# Directions
Skip the pictures, please, and write out exactly the lines from the opening of the data through the line containing "1.581,1.583,1.608,1.601,1.601,1.622,1.638,1.668,1.675,1.675];".

*-*-*

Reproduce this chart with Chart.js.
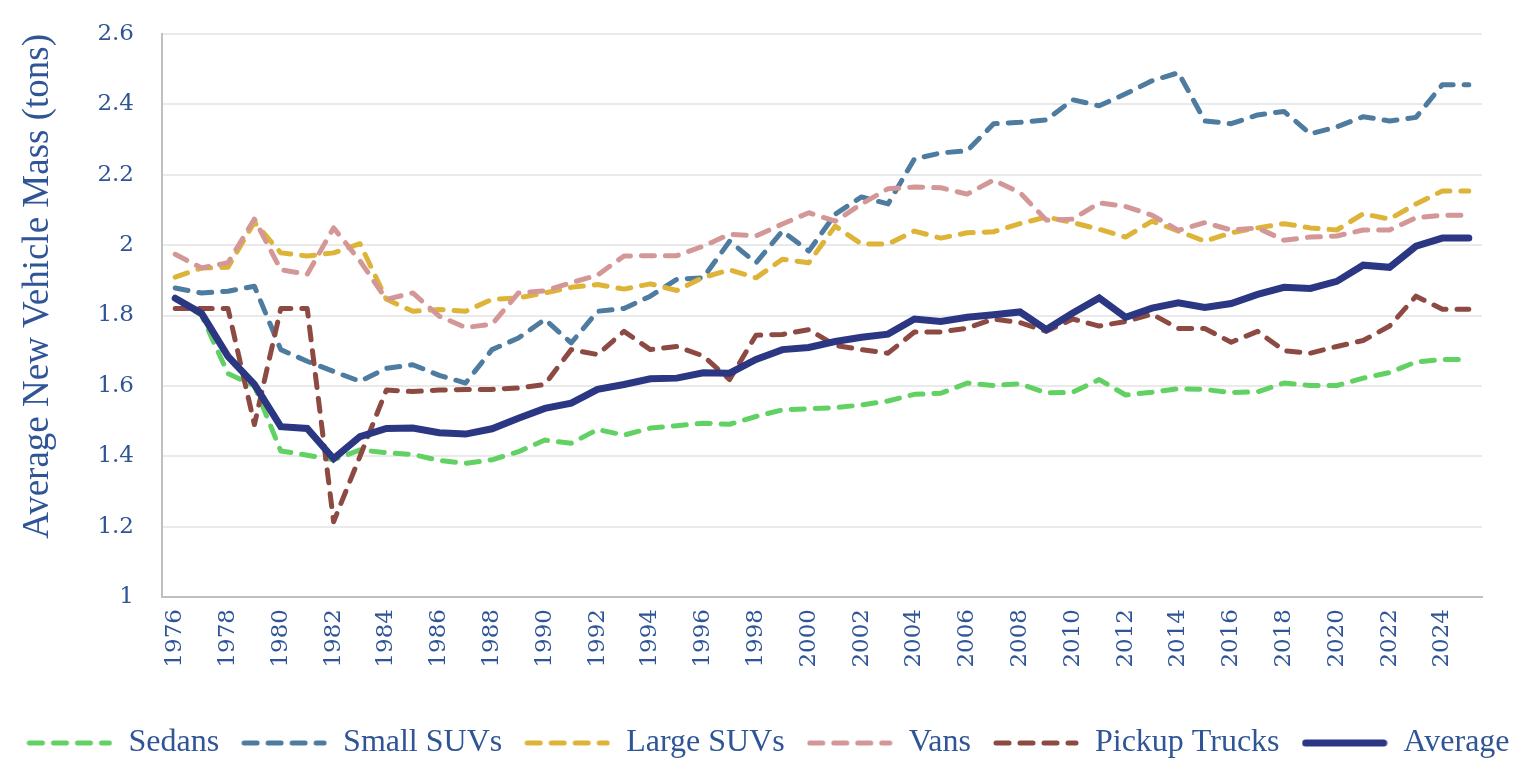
<!DOCTYPE html>
<html>
<head>
<meta charset="utf-8">
<script src="https://cdn.jsdelivr.net/npm/chart.js@4.4.1/dist/chart.umd.min.js"></script>
<style>
  html, body { margin: 0; padding: 0; background: #ffffff; }
  #wrap { width: 1536px; height: 782px; position: relative; }
</style>
</head>
<body>
<div id="wrap"><canvas id="c"></canvas></div>
<script>
const years = [1976,1977,1978,1979,1980,1981,1982,1983,1984,1985,1986,1987,1988,1989,1990,1991,1992,1993,1994,1995,1996,1997,1998,1999,2000,2001,2002,2003,2004,2005,2006,2007,2008,2009,2010,2011,2012,2013,2014,2015,2016,2017,2018,2019,2020,2021,2022,2023,2024,2025];

const sedans = [1.85,1.80,1.635,1.60,1.415,1.403,1.39,1.418,1.41,1.405,
  1.388,1.38,1.39,1.413,1.446,1.437,1.476,1.46,1.48,1.487,
  1.494,1.491,1.513,1.532,1.535,1.538,1.546,1.557,1.576,1.579,
  1.608,1.601,1.606,1.58,1.582,1.618,1.574,1.582,1.592,1.59,
  1.581,1.583,1.608,1.601,1.601,1.622,1.638,1.668,1.675,1.675];

const smallSUVs = [1.878,1.864,1.869,1.883,1.703,1.67,1.641,1.613,1.65,1.66,
  1.63,1.608,1.703,1.736,1.789,1.722,1.812,1.82,1.855,1.903,
  1.907,2.011,1.95,2.04,1.983,2.088,2.137,2.117,2.245,2.262,
  2.268,2.345,2.349,2.356,2.413,2.396,2.43,2.467,2.49,2.353,
  2.345,2.37,2.38,2.316,2.336,2.365,2.353,2.363,2.456,2.456];

const largeSUVs = [1.909,1.935,1.937,2.065,1.978,1.969,1.978,2.004,1.846,1.812,
  1.817,1.812,1.846,1.85,1.864,1.88,1.888,1.875,1.89,1.871,
  1.908,1.93,1.907,1.96,1.95,2.054,2.003,2.003,2.04,2.02,
  2.035,2.038,2.061,2.08,2.064,2.045,2.023,2.068,2.04,2.011,
  2.035,2.049,2.061,2.049,2.043,2.089,2.074,2.117,2.154,2.154];

const vans = [1.974,1.935,1.95,2.074,1.93,1.917,2.049,1.955,1.846,1.864,
  1.798,1.766,1.775,1.864,1.87,1.893,1.915,1.969,1.97,1.97,
  1.997,2.031,2.026,2.06,2.092,2.068,2.117,2.16,2.165,2.163,
  2.145,2.185,2.149,2.071,2.074,2.12,2.11,2.085,2.042,2.064,
  2.043,2.049,2.014,2.023,2.026,2.043,2.043,2.078,2.085,2.085];

const pickupTrucks = [1.82,1.82,1.82,1.49,1.82,1.82,1.214,1.40,1.588,1.584,
  1.588,1.59,1.59,1.594,1.604,1.703,1.689,1.755,1.703,1.712,
  1.685,1.618,1.744,1.746,1.76,1.715,1.703,1.693,1.753,1.753,
  1.764,1.79,1.78,1.755,1.79,1.77,1.783,1.804,1.763,1.763,
  1.724,1.755,1.70,1.693,1.712,1.729,1.77,1.855,1.818,1.818];

const average = [1.849,1.806,1.684,1.604,1.484,1.479,1.393,1.456,1.479,1.48,
  1.467,1.463,1.478,1.508,1.536,1.551,1.59,1.604,1.62,1.622,
  1.637,1.636,1.675,1.703,1.709,1.726,1.738,1.747,1.79,1.783,
  1.795,1.802,1.81,1.76,1.807,1.85,1.795,1.821,1.836,1.823,
  1.834,1.86,1.88,1.877,1.897,1.943,1.937,1.997,2.02,2.02];

const yTicks = [1, 1.2, 1.4, 1.6, 1.8, 2, 2.2, 2.4, 2.6];
const seriesNames = ['Sedans', 'Small SUVs', 'Large SUVs', 'Vans', 'Pickup Trucks', 'Average'];

const TEXT = '#2F5597';
const tickFont = { family: 'DejaVu Serif', size: 23 };
const DASH = [13, 11];
const SAMPLE_W = 86;

function dashed(label, data, color, order) {
  return {
    label, data, order,
    borderColor: color, backgroundColor: color,
    borderWidth: 5, borderDash: DASH, borderCapStyle: 'round',
    borderJoinStyle: 'round',
    pointRadius: 0, pointHoverRadius: 0, tension: 0, fill: false
  };
}

// legend sample line drawn on a small canvas (keeps dashes in the legend)
function legendSample(ds) {
  const cv = document.createElement('canvas');
  cv.width = SAMPLE_W; cv.height = 12;
  const g = cv.getContext('2d');
  g.strokeStyle = ds.borderColor;
  g.lineWidth = ds.borderWidth;
  g.lineCap = 'round';
  if (ds.borderDash) g.setLineDash(ds.borderDash);
  g.beginPath();
  const pad = ds.borderWidth / 2 + 0.5;
  g.moveTo(pad, 6); g.lineTo(SAMPLE_W - pad, 6);
  g.stroke();
  return cv;
}

new Chart(document.getElementById('c'), {
  type: 'line',
  data: {
    labels: years,
    datasets: [
      dashed(seriesNames[0], sedans, '#62D163', 6),
      dashed(seriesNames[1], smallSUVs, '#4E7BA0', 5),
      dashed(seriesNames[2], largeSUVs, '#DDB437', 4),
      dashed(seriesNames[3], vans, '#D49797', 3),
      dashed(seriesNames[4], pickupTrucks, '#8D4A43', 2),
      {
        label: seriesNames[5], data: average, order: 1,
        borderColor: '#2B3782', backgroundColor: '#2B3782',
        borderWidth: 7, borderCapStyle: 'round', borderJoinStyle: 'miter',
        pointRadius: 0, pointHoverRadius: 0, tension: 0, fill: false
      }
    ]
  },
  options: {
    responsive: true,
    maintainAspectRatio: false,
    animation: false,
    layout: { padding: { top: 0, right: 0, left: 0, bottom: 13 } },
    plugins: {
      tooltip: { enabled: false },
      legend: {
        position: 'bottom',
        labels: {
          usePointStyle: true,
          pointStyleWidth: SAMPLE_W,
          boxHeight: 32,
          padding: 22,
          color: TEXT,
          font: { family: 'Liberation Serif', size: 32 },
          generateLabels: (chart) => chart.data.datasets.map((ds, i) => ({
            text: ds.label,
            fillStyle: ds.borderColor,
            strokeStyle: ds.borderColor,
            fontColor: TEXT,
            lineWidth: 0,
            hidden: false,
            pointStyle: legendSample(ds),
            datasetIndex: i
          }))
        }
      }
    },
    scales: {
      x: {
        type: 'category',
        offset: true,
        grid: { display: false, drawTicks: false },
        border: { display: true, color: '#BFBFBF', width: 2 },
        ticks: {
          autoSkip: false,
          minRotation: 90, maxRotation: 90,
          padding: 12,
          color: TEXT,
          font: tickFont,
          callback: function (v, i) { const y = years[i]; return y % 2 === 0 ? String(y) : ''; }
        },
        afterFit: (s) => { s.height = 108; }
      },
      y: {
        min: 1, max: 2.6,
        afterBuildTicks: (s) => { s.ticks = yTicks.map(v => ({ value: v })); },
        grid: { color: '#EAEAEA', lineWidth: 2, drawTicks: false },
        border: { display: true, color: '#BFBFBF', width: 2 },
        ticks: {
          padding: 28,
          color: TEXT,
          font: tickFont,
          callback: (v) => String(+(+v).toFixed(1))
        },
        title: {
          display: true,
          text: 'Average New Vehicle Mass (tons)',
          align: 'end',
          color: TEXT,
          font: { family: 'Liberation Serif', size: 37 },
          padding: { top: 16, bottom: 0 }
        },
        afterFit: (s) => { s.width = 162; s.paddingTop = 34; s.paddingBottom = 0; }
      },
      yRight: {
        position: 'right',
        display: true,
        grid: { display: false, drawTicks: false },
        border: { display: false },
        ticks: { display: false },
        afterFit: (s) => { s.width = 54; s.paddingTop = 0; s.paddingBottom = 0; }
      }
    }
  }
});
</script>
</body>
</html>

*-*-*

# Complete response
Reproduce this chart with Chart.js.
<!DOCTYPE html>
<html>
<head>
<meta charset="utf-8">
<script src="https://cdn.jsdelivr.net/npm/chart.js@4.4.1/dist/chart.umd.min.js"></script>
<style>
  html, body { margin: 0; padding: 0; background: #ffffff; }
  #wrap { width: 1536px; height: 782px; position: relative; }
</style>
</head>
<body>
<div id="wrap"><canvas id="c"></canvas></div>
<script>
const years = [1976,1977,1978,1979,1980,1981,1982,1983,1984,1985,1986,1987,1988,1989,1990,1991,1992,1993,1994,1995,1996,1997,1998,1999,2000,2001,2002,2003,2004,2005,2006,2007,2008,2009,2010,2011,2012,2013,2014,2015,2016,2017,2018,2019,2020,2021,2022,2023,2024,2025];

const sedans = [1.85,1.80,1.635,1.60,1.415,1.403,1.39,1.418,1.41,1.405,
  1.388,1.38,1.39,1.413,1.446,1.437,1.476,1.46,1.48,1.487,
  1.494,1.491,1.513,1.532,1.535,1.538,1.546,1.557,1.576,1.579,
  1.608,1.601,1.606,1.58,1.582,1.618,1.574,1.582,1.592,1.59,
  1.581,1.583,1.608,1.601,1.601,1.622,1.638,1.668,1.675,1.675];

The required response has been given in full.